# hunting a ridge



## rightkey (May 31, 2007)

I live in SE WI and own 50 acres (25 tillable and 25 woods) near the Kettle Moraine parks. The surrounding area is split between residential and farms. Suffice it to say, the deer are accustomed to people. Typical of our region, the woods were not farmed because the contour would not be friendly to farm machinery, not to mention erosion issues. Our woods are basically a small kettle roughly 25 feet deep, encompassing roughly 5-10 acres, with steep sides and a series of ridges that extend into the kettle. I've seen some big bucks on our property running across our field. I've spent almost every day (before and after work) last bow season from mid-October on, chasing one of these big bucks. Only one buck came within 15 yards once during the rut. It was in the bottom of the kettle with his nose to the ground. He turned just 3 yards before a clearing where I would have had a clear shoot. With his nose to the ground, it was clear he was on a path following a doe in heat. I see tracks all over the place, but don't see much - not even does.
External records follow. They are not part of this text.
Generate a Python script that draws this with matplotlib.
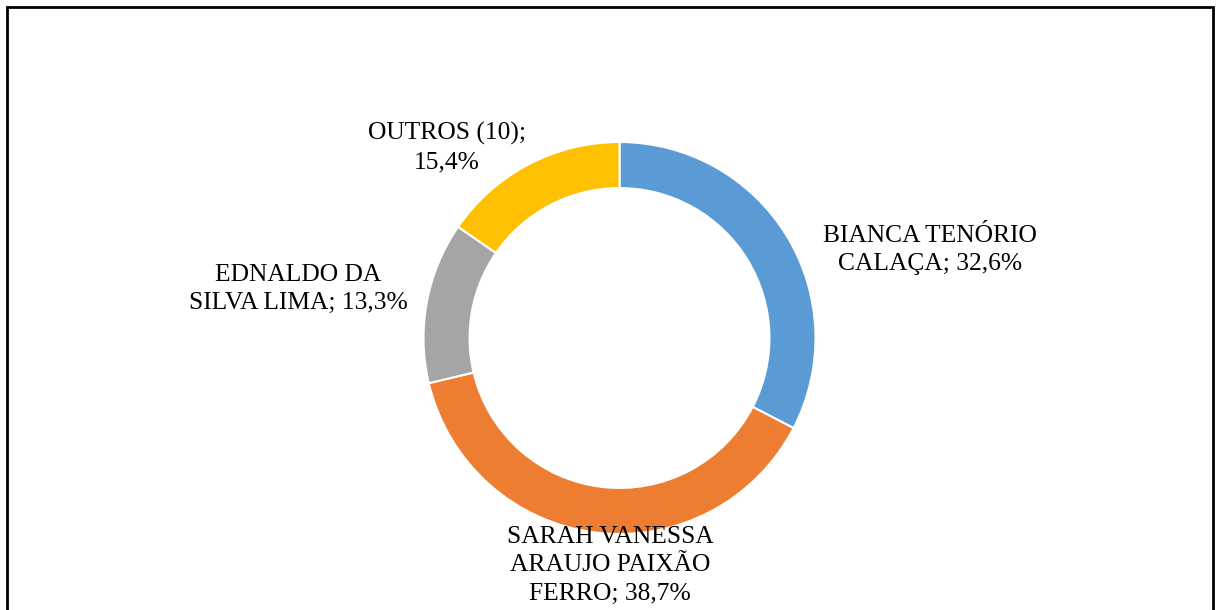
import matplotlib.pyplot as plt
from matplotlib.patches import Rectangle

plt.rcParams['font.family'] = ['Liberation Serif', 'DejaVu Serif']

names = ["BIANCA TENÓRIO\nCALAÇA", "SARAH VANESSA\nARAUJO PAIXÃO\nFERRO",
         "EDNALDO DA\nSILVA LIMA", "OUTROS (10)"]
shares = [32.6, 38.7, 13.3, 15.4]
colors = ["#5B9BD5", "#ED7D31", "#A5A5A5", "#FFC000"]

W, H = 1218, 610
fig = plt.figure(figsize=(W / 100, H / 100), dpi=100)

# outer frame (bottom edge falls outside the image)
fig.patches.append(Rectangle((7 / W, -0.1), (1213 - 7) / W, 1 - 7 / H + 0.1,
                             transform=fig.transFigure, fill=False,
                             edgecolor="black", linewidth=2.0, clip_on=False))

cx, cy, r = 619.5, 338, 196
ax = fig.add_axes([(cx - r) / W, (H - cy - r) / H, 2 * r / W, 2 * r / H])
ax.pie(shares, colors=colors, startangle=90, counterclock=False, radius=1,
       wedgeprops=dict(width=0.235, edgecolor="white", linewidth=1.5))
ax.set_xlim(-1, 1)
ax.set_ylim(-1, 1)
ax.axis("off")

# label texts and their centres (pixels)
label_pos = [(930, 250), (610, 565), (298, 289), (447, 148)]
for name, s, (px, py) in zip(names, shares, label_pos):
    if name.startswith("OUTROS"):
        txt = f"{name};\n{s:.1f}%".replace(".", ",")
    else:
        lines = name.split("\n")
        lines[-1] = f"{lines[-1]}; {s:.1f}%".replace(".", ",")
        txt = "\n".join(lines)
    fig.text(px / W, 1 - py / H, txt, ha="center", va="center",
             fontsize=18.4, linespacing=1.38, color="black")

fig.savefig("out.png", dpi=100)
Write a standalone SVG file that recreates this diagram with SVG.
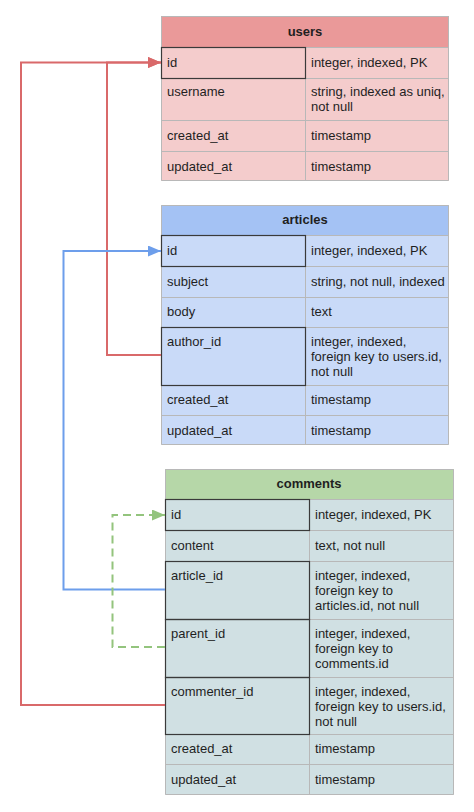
<svg xmlns="http://www.w3.org/2000/svg" width="474" height="812" viewBox="0 0 474 812">
<style>
text{font-family:"Liberation Sans",Arial,sans-serif;font-size:13px;fill:#1f1f1f}
.h{font-weight:bold;text-anchor:middle}
.grid{stroke:#b8b8b8;stroke-width:1;fill:none}
.key{fill:none;stroke:#3a3a3a;stroke-width:1.2}
.conn{fill:none;stroke-width:2}
</style>
<defs>
<marker id="ar" markerUnits="userSpaceOnUse" markerWidth="13" markerHeight="11" refX="13" refY="5.5" orient="auto"><path d="M0,0 L13,5.5 L0,11 z" fill="#D9696A"/></marker>
<marker id="ab" markerUnits="userSpaceOnUse" markerWidth="13" markerHeight="11" refX="13" refY="5.5" orient="auto"><path d="M0,0 L13,5.5 L0,11 z" fill="#6D9EEB"/></marker>
<marker id="ag" markerUnits="userSpaceOnUse" markerWidth="13" markerHeight="11" refX="13" refY="5.5" orient="auto"><path d="M0,0 L13,5.5 L0,11 z" fill="#93C47D"/></marker>
</defs>
<rect width="474" height="812" fill="#ffffff"/>

<g id="users">
<rect x="161" y="16" width="288" height="31" fill="#EA9999"/>
<rect x="161" y="47" width="288" height="134" fill="#F4CCCC"/>
<path class="grid" d="M161.5,16.5 H448.5 V180.5 H161.5 Z M161,47.5 H449 M161,78.5 H449 M161,120.5 H449 M161,151.5 H449 M305.5,47 V181"/>
<rect class="key" x="161.5" y="47.5" width="144" height="31"/>
<text class="h" x="305" y="36">users</text>
<text x="167" y="67">id</text><text x="311" y="67">integer, indexed, PK</text>
<text x="167" y="96">username</text><text x="311" y="96">string, indexed as uniq,</text><text x="311" y="111">not null</text>
<text x="167" y="140">created_at</text><text x="311" y="140">timestamp</text>
<text x="167" y="171">updated_at</text><text x="311" y="171">timestamp</text>
</g>

<g id="articles">
<rect x="161" y="205" width="288" height="30" fill="#A4C2F4"/>
<rect x="161" y="235" width="288" height="210" fill="#C9DAF8"/>
<path class="grid" d="M161.5,205.5 H448.5 V444.5 H161.5 Z M161,235.5 H449 M161,266.5 H449 M161,297.5 H449 M161,327.5 H449 M161,385.5 H449 M161,415.5 H449 M305.5,235 V445"/>
<rect class="key" x="161.5" y="235.5" width="144" height="31"/>
<rect class="key" x="161.5" y="327.5" width="144" height="58"/>
<text class="h" x="305" y="224">articles</text>
<text x="167" y="255">id</text><text x="311" y="255">integer, indexed, PK</text>
<text x="167" y="286">subject</text><text x="311" y="286">string, not null, indexed</text>
<text x="167" y="316">body</text><text x="311" y="316">text</text>
<text x="167" y="346">author_id</text><text x="311" y="346">integer, indexed,</text><text x="311" y="361">foreign key to users.id,</text><text x="311" y="376">not null</text>
<text x="167" y="404">created_at</text><text x="311" y="404">timestamp</text>
<text x="167" y="435">updated_at</text><text x="311" y="435">timestamp</text>
</g>

<g id="comments">
<rect x="165" y="469" width="289" height="30" fill="#B6D7A8"/>
<rect x="165" y="499" width="289" height="296" fill="#D0E0E3"/>
<path class="grid" d="M165.5,469.5 H453.5 V794.5 H165.5 Z M165,499.5 H454 M165,530.5 H454 M165,561.5 H454 M165,619.5 H454 M165,677.5 H454 M165,734.5 H454 M165,764.5 H454 M309.5,499 V795"/>
<rect class="key" x="165.5" y="499.5" width="144" height="31"/>
<rect class="key" x="165.5" y="561.5" width="144" height="58"/>
<rect class="key" x="165.5" y="619.5" width="144" height="58"/>
<rect class="key" x="165.5" y="677.5" width="144" height="57"/>
<text class="h" x="309" y="488">comments</text>
<text x="171" y="519">id</text><text x="315" y="519">integer, indexed, PK</text>
<text x="171" y="550">content</text><text x="315" y="550">text, not null</text>
<text x="171" y="580">article_id</text><text x="315" y="580">integer, indexed,</text><text x="315" y="595">foreign key to</text><text x="315" y="610">articles.id, not null</text>
<text x="171" y="638">parent_id</text><text x="315" y="638">integer, indexed,</text><text x="315" y="653">foreign key to</text><text x="315" y="668">comments.id</text>
<text x="171" y="696">commenter_id</text><text x="315" y="696">integer, indexed,</text><text x="315" y="711">foreign key to users.id,</text><text x="315" y="726">not null</text>
<text x="171" y="753">created_at</text><text x="315" y="753">timestamp</text>
<text x="171" y="784">updated_at</text><text x="315" y="784">timestamp</text>
</g>

<g id="connectors">
<path class="conn" stroke="#D9696A" d="M161,355 H107 V62.5 H161" marker-end="url(#ar)"/>
<path class="conn" stroke="#D9696A" d="M165,705 H21 V62.5 H161" marker-end="url(#ar)"/>
<path class="conn" stroke="#6D9EEB" d="M165,589.5 H63.5 V251 H161" marker-end="url(#ab)"/>
<path class="conn" stroke="#93C47D" stroke-dasharray="8 5" d="M165,647 H112.5 V515 H165" marker-end="url(#ag)"/>
</g>
</svg>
Most of the tracks I see come from a 5-acre corn field North of us and lead right into the bottom of the kettle (I've spent most of my time along this line). There are tracks all over the bottom of the kettle. I swear they're all nocturnal; perhaps due to all the human intervention and my dogs chasing anything that moves. Since I don't have a lot of options on 25 acres of woods, do you suggest that I spend most of my time at the bottom of the kettle, at the top of the kettle on a ridge, or at the edge of the field? Am I just better off concentrating on hunting only in the rut? In such a small kettle, I don't know if wind plays much of a role. I don't think they're smelling me - they're just not there. This one has me baffled.


----------



## RIVER RATT (May 26, 2007)

With out seeing the property or an airel photo, its hard to say whats the best place to hang your stands...If your dog is chasing deer any time of the year you need to stop this, it cant be helping you thats for shur...I dont recomend hunting a spot every day, unless the wind is perfect, and you can slip in and out of your stand with out bumping deer...I personaly hunt a stand once evry 5-7 days...You can burn out a place and make deer nocturnal...Always hunt win the wind is perfect for that stand...One of my favorit spots: I have two stands with in 50 yards of each other, so I can hunt the spot with multiple winds...As for stand locations with out seing the property, Id look for funnels of any kind that devert deer movement...being your own land you can make one by simply cuting a few large trees down to funnel them by...You can add some small food plots or minneral sites to help hold deer on the property as well...Stay away from dedding areas, give the deer some space to feel safe on your land all the time...You can also inhance the bedding areas by planting ceader trees, and cut a few unwanted trees down to make small blowdowns to hide around...I know thats a lot of info, but maybe one or two of them will help you out this fall...Good luck...


----------



## rightkey (May 31, 2007)

River Rat,
Thanks for the reply. You bring up several interesting points. I've been wondering if I'm over hunting, especially on only 25 acres. I may have slightly exaggerated the dog chasing a little, but you're right, I need to keep them from going through the woods, especially around hunting season. I have a good funnel at the bottom of the kettle where two ridges come together. I'll try that next season. I like your idea of hunting a stand only every 5-7 days - means I'll need a lot more stands (probably need some ground stands as well), and may be just not hunt some days. I can't bait where I'm at because of CWD. I can plant some cedars though - good idea. What do you mean by mineral sites?


----------



## DuckerIL (Dec 9, 2005)

If you can't feed due to CDW, you more than likely can't put out mineral sites either since that to would concentrate the deer. Not positive but I'd check with your CPO.


----------



## RIVER RATT (May 26, 2007)

By minnerals I mean blocks or powder form...Are you telling me you cant plant a small food plot ( clover, alfalfa, etc. ) in WI, do to CWD...That stinks...Whats the latest on CWD in WI...rightkey do you have permision to hunt a different property...It doesnt hurt to have a few places to help keep your treestands fresh...Keeps the deer gessing...As for the ceader trees, I just find a patch thats gone wild and dig up the ones from 12-18" range and replant...The roots are not real deep yet...Thay grow fast and are vary hardy...Unless deer rub the tree, thay tend to leave them alone...If you can look at an aireal photo of your property you may see something you have missed...Study it and marke trails, rubs, scrapes, bedding areas etc. and it will help connect the dots so to speak...Hope this helps...


----------